Repeat all the material exactly; pictures stay out of your copy.
- - -
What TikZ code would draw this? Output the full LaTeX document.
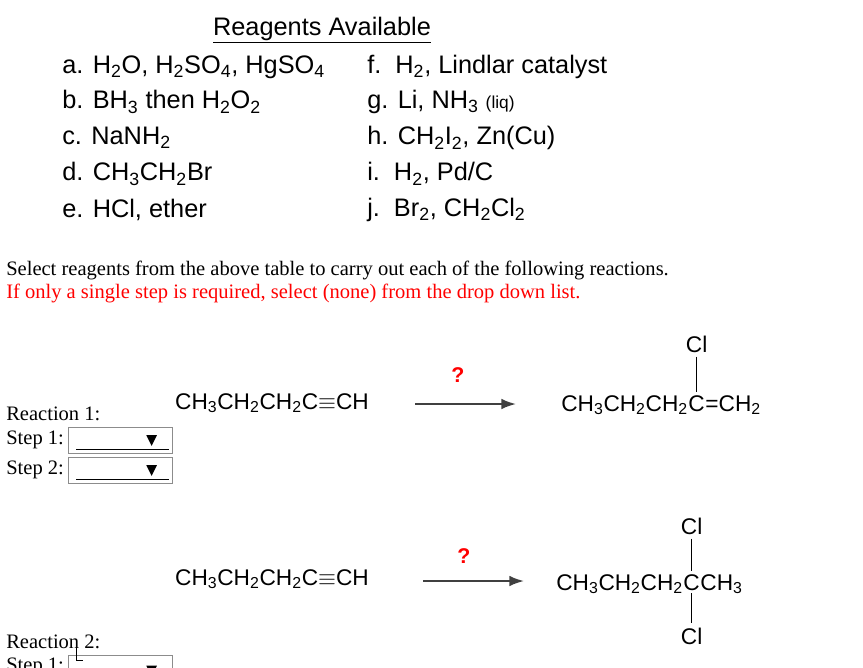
\documentclass[tikz,border=0pt]{standalone}
\usepackage{fontspec}
\usetikzlibrary{arrows.meta}
\setmainfont{Liberation Serif}
\newfontfamily\arial{Liberation Sans}
\newcommand{\chsub}[1]{\textsubscript{#1}}
\begin{document}
\begin{tikzpicture}[x=0.75pt,y=-0.75pt,
  reag/.style={font=\arial\fontsize{19}{21}\selectfont,anchor=west,inner sep=0},
  chem/.style={font=\arial\fontsize{17}{19}\selectfont,inner sep=0},
  page/.style={font=\fontsize{15.4}{17}\selectfont,anchor=west,inner sep=0},
  ddbox/.style={draw=black!45,line width=0.7pt,minimum width=78pt,minimum height=19.5pt,inner sep=0,anchor=north west},
  rxn/.style={-{Latex[length=11pt,width=8pt]},line width=1.5pt,black!75},
  qm/.style={font=\arial\bfseries\fontsize{16}{18}\selectfont,text=red,inner sep=0}]
\useasboundingbox (0,0) rectangle (863,667);
\clip (0,0) rectangle (863,667);
\node[font=\arial\fontsize{19}{21}\selectfont,inner sep=0] (title) at (322,30) {\underline{Reagents Available}};
\node[reag] (a) at (62,67) {a. H\chsub{2}O, H\chsub{2}SO\chsub{4}, HgSO\chsub{4}};
\node[reag] (b) at (62,102) {b. BH\chsub{3} then H\chsub{2}O\chsub{2}};
\node[reag] (c) at (62,138) {c. NaNH\chsub{2}};
\node[reag] (d) at (62,174) {d. CH\chsub{3}CH\chsub{2}Br};
\node[reag] (e) at (62,210) {e. HCl, ether};
\node[reag] (f) at (367,67) {f.\ \ H\chsub{2}, Lindlar catalyst};
\node[reag] (g) at (367,102) {g. Li, NH\chsub{3} {\fontsize{13}{15}\selectfont(liq)}};
\node[reag] (h) at (367,138) {h. CH\chsub{2}I\chsub{2}, Zn(Cu)};
\node[reag] (i) at (367,174) {i.\ \ H\chsub{2}, Pd/C};
\node[reag] (j) at (367,210) {j.\ \ Br\chsub{2}, CH\chsub{2}Cl\chsub{2}};
\node[page] (sel) at (6,270) {Select reagents from the above table to carry out each of the following reactions.};
\node[page,text=red] (note) at (6,293) {If only a single step is required, select (none) from the drop down list.};
% Reaction 1
\node[chem] (r1) at (272,403) {CH\chsub{3}CH\chsub{2}CH\chsub{2}C\ensuremath{\equiv}CH};
\coordinate (a1s) at (415,404); \coordinate (a1e) at (516,404);
\draw[rxn] (a1s) -- (a1e);
\node[qm] (q1) at (458,375) {?};
\node[chem,anchor=base west] (p1a) at (561,411) {CH\chsub{3}CH\chsub{2}CH\chsub{2}};
\node[chem,anchor=base west] (p1c) at (p1a.base east) {C};
\node[chem,anchor=base west] (p1d) at (p1c.base east) {=CH\chsub{2}};
\node[chem] (cl1) at (p1c.north |- 0,344) {Cl};
\draw[line width=0.6pt] ([yshift=-3]cl1.south) -- ([yshift=2]p1c.north);
\node[page] (rx1) at (6,414) {Reaction 1:};
\node[page] (s1) at (6,440) {Step 1:};
\node[ddbox] (b1) at (68,427) {};
\node[page] (s2) at (6,470) {Step 2:};
\node[ddbox] (b2) at (68,457) {};
\foreach \b in {b1,b2}{
  \draw[line width=0.6pt] ([xshift=6,yshift=-7]\b.west) -- ([xshift=76,yshift=-7]\b.west);
  \fill ([xshift=-20,yshift=4]\b.east) -- ([xshift=-12,yshift=4]\b.east) -- ([xshift=-16,yshift=-4]\b.east) -- cycle;
}
% Reaction 2
\node[chem] (r2) at (272,579) {CH\chsub{3}CH\chsub{2}CH\chsub{2}C\ensuremath{\equiv}CH};
\coordinate (a2s) at (423,581); \coordinate (a2e) at (524,581);
\draw[rxn] (a2s) -- (a2e);
\node[qm] (q2) at (464,556) {?};
\node[chem,anchor=base west] (p2a) at (556,590) {CH\chsub{3}CH\chsub{2}CH\chsub{2}};
\node[chem,anchor=base west] (p2c) at (p2a.base east) {C};
\node[chem,anchor=base west] (p2d) at (p2c.base east) {CH\chsub{3}};
\node[chem] (cl2) at (p2c.north |- 0,526) {Cl};
\node[chem] (cl3) at (p2c.north |- 0,636) {Cl};
\draw[line width=0.6pt] ([yshift=-3]cl2.south) -- ([yshift=2]p2c.north);
\draw[line width=0.6pt] ([yshift=-2]p2c.south) -- ([yshift=3]cl3.north);
\node[page] (rx2) at (6,642) {Reaction 2:};
\node[page,anchor=north west] (s3) at (6,658) {Step 1:};
\node[ddbox] (b3) at (68,655) {};
\draw[line width=0.7pt] ([xshift=6,yshift=-4]b3.north west) -- ++(0,-20) ([xshift=6,yshift=-4]b3.north west) -- ++(7,0);
\fill ([xshift=-20,yshift=-8]b3.north east) -- ([xshift=-12,yshift=-8]b3.north east) -- ([xshift=-16,yshift=-16]b3.north east) -- cycle;
\end{tikzpicture}
\end{document}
- - -
**Final result:**
What TikZ code would draw this? Output the full LaTeX document.
\documentclass[tikz,border=0pt]{standalone}
\usepackage{fontspec}
\usetikzlibrary{arrows.meta}
\setmainfont{Liberation Serif}
\newfontfamily\arial{Liberation Sans}
\newcommand{\chsub}[1]{\textsubscript{#1}}
\begin{document}
\begin{tikzpicture}[x=0.75pt,y=-0.75pt,
  reag/.style={font=\arial\fontsize{19}{21}\selectfont,anchor=west,inner sep=0},
  chem/.style={font=\arial\fontsize{17}{19}\selectfont,inner sep=0},
  page/.style={font=\fontsize{15.4}{17}\selectfont,anchor=west,inner sep=0},
  ddbox/.style={draw=black!45,line width=0.7pt,minimum width=78pt,minimum height=19.5pt,inner sep=0,anchor=north west},
  rxn/.style={-{Latex[length=11pt,width=8pt]},line width=1.5pt,black!75},
  qm/.style={font=\arial\bfseries\fontsize{16}{18}\selectfont,text=red,inner sep=0}]
\useasboundingbox (0,0) rectangle (863,667);
\clip (0,0) rectangle (863,667);
\node[font=\arial\fontsize{19}{21}\selectfont,inner sep=0] (title) at (322,30) {\underline{Reagents Available}};
\node[reag] (a) at (62,67) {a. H\chsub{2}O, H\chsub{2}SO\chsub{4}, HgSO\chsub{4}};
\node[reag] (b) at (62,102) {b. BH\chsub{3} then H\chsub{2}O\chsub{2}};
\node[reag] (c) at (62,138) {c. NaNH\chsub{2}};
\node[reag] (d) at (62,174) {d. CH\chsub{3}CH\chsub{2}Br};
\node[reag] (e) at (62,210) {e. HCl, ether};
\node[reag] (f) at (367,67) {f.\ \ H\chsub{2}, Lindlar catalyst};
\node[reag] (g) at (367,102) {g. Li, NH\chsub{3} {\fontsize{13}{15}\selectfont(liq)}};
\node[reag] (h) at (367,138) {h. CH\chsub{2}I\chsub{2}, Zn(Cu)};
\node[reag] (i) at (367,174) {i.\ \ H\chsub{2}, Pd/C};
\node[reag] (j) at (367,210) {j.\ \ Br\chsub{2}, CH\chsub{2}Cl\chsub{2}};
\node[page] (sel) at (6,270) {Select reagents from the above table to carry out each of the following reactions.};
\node[page,text=red] (note) at (6,293) {If only a single step is required, select (none) from the drop down list.};
% Reaction 1
\node[chem] (r1) at (272,403) {CH\chsub{3}CH\chsub{2}CH\chsub{2}C\ensuremath{\equiv}CH};
\coordinate (a1s) at (415,404); \coordinate (a1e) at (516,404);
\draw[rxn] (a1s) -- (a1e);
\node[qm] (q1) at (458,375) {?};
\node[chem,anchor=base west] (p1a) at (561,411) {CH\chsub{3}CH\chsub{2}CH\chsub{2}};
\node[chem,anchor=base west] (p1c) at (p1a.base east) {C};
\node[chem,anchor=base west] (p1d) at (p1c.base east) {=CH\chsub{2}};
\node[chem] (cl1) at (p1c.north |- 0,344) {Cl};
\draw[line width=0.6pt] ([yshift=-3]cl1.south) -- ([yshift=2]p1c.north);
\node[page] (rx1) at (6,414) {Reaction 1:};
\node[page] (s1) at (6,440) {Step 1:};
\node[ddbox] (b1) at (68,427) {};
\node[page] (s2) at (6,470) {Step 2:};
\node[ddbox] (b2) at (68,457) {};
\foreach \b in {b1,b2}{
  \draw[line width=0.6pt] ([xshift=6,yshift=-7]\b.west) -- ([xshift=76,yshift=-7]\b.west);
  \fill ([xshift=-20,yshift=4]\b.east) -- ([xshift=-12,yshift=4]\b.east) -- ([xshift=-16,yshift=-4]\b.east) -- cycle;
}
% Reaction 2
\node[chem] (r2) at (272,579) {CH\chsub{3}CH\chsub{2}CH\chsub{2}C\ensuremath{\equiv}CH};
\coordinate (a2s) at (423,581); \coordinate (a2e) at (524,581);
\draw[rxn] (a2s) -- (a2e);
\node[qm] (q2) at (464,556) {?};
\node[chem,anchor=base west] (p2a) at (556,590) {CH\chsub{3}CH\chsub{2}CH\chsub{2}};
\node[chem,anchor=base west] (p2c) at (p2a.base east) {C};
\node[chem,anchor=base west] (p2d) at (p2c.base east) {CH\chsub{3}};
\node[chem] (cl2) at (p2c.north |- 0,526) {Cl};
\node[chem] (cl3) at (p2c.north |- 0,636) {Cl};
\draw[line width=0.6pt] ([yshift=-3]cl2.south) -- ([yshift=2]p2c.north);
\draw[line width=0.6pt] ([yshift=-2]p2c.south) -- ([yshift=3]cl3.north);
\node[page] (rx2) at (6,642) {Reaction 2:};
\node[page,anchor=north west] (s3) at (6,658) {Step 1:};
\node[ddbox] (b3) at (68,655) {};
\draw[line width=0.7pt] ([xshift=6,yshift=-4]b3.north west) -- ++(0,-20) ([xshift=6,yshift=-4]b3.north west) -- ++(7,0);
\fill ([xshift=-20,yshift=-8]b3.north east) -- ([xshift=-12,yshift=-8]b3.north east) -- ([xshift=-16,yshift=-16]b3.north east) -- cycle;
\end{tikzpicture}
\end{document}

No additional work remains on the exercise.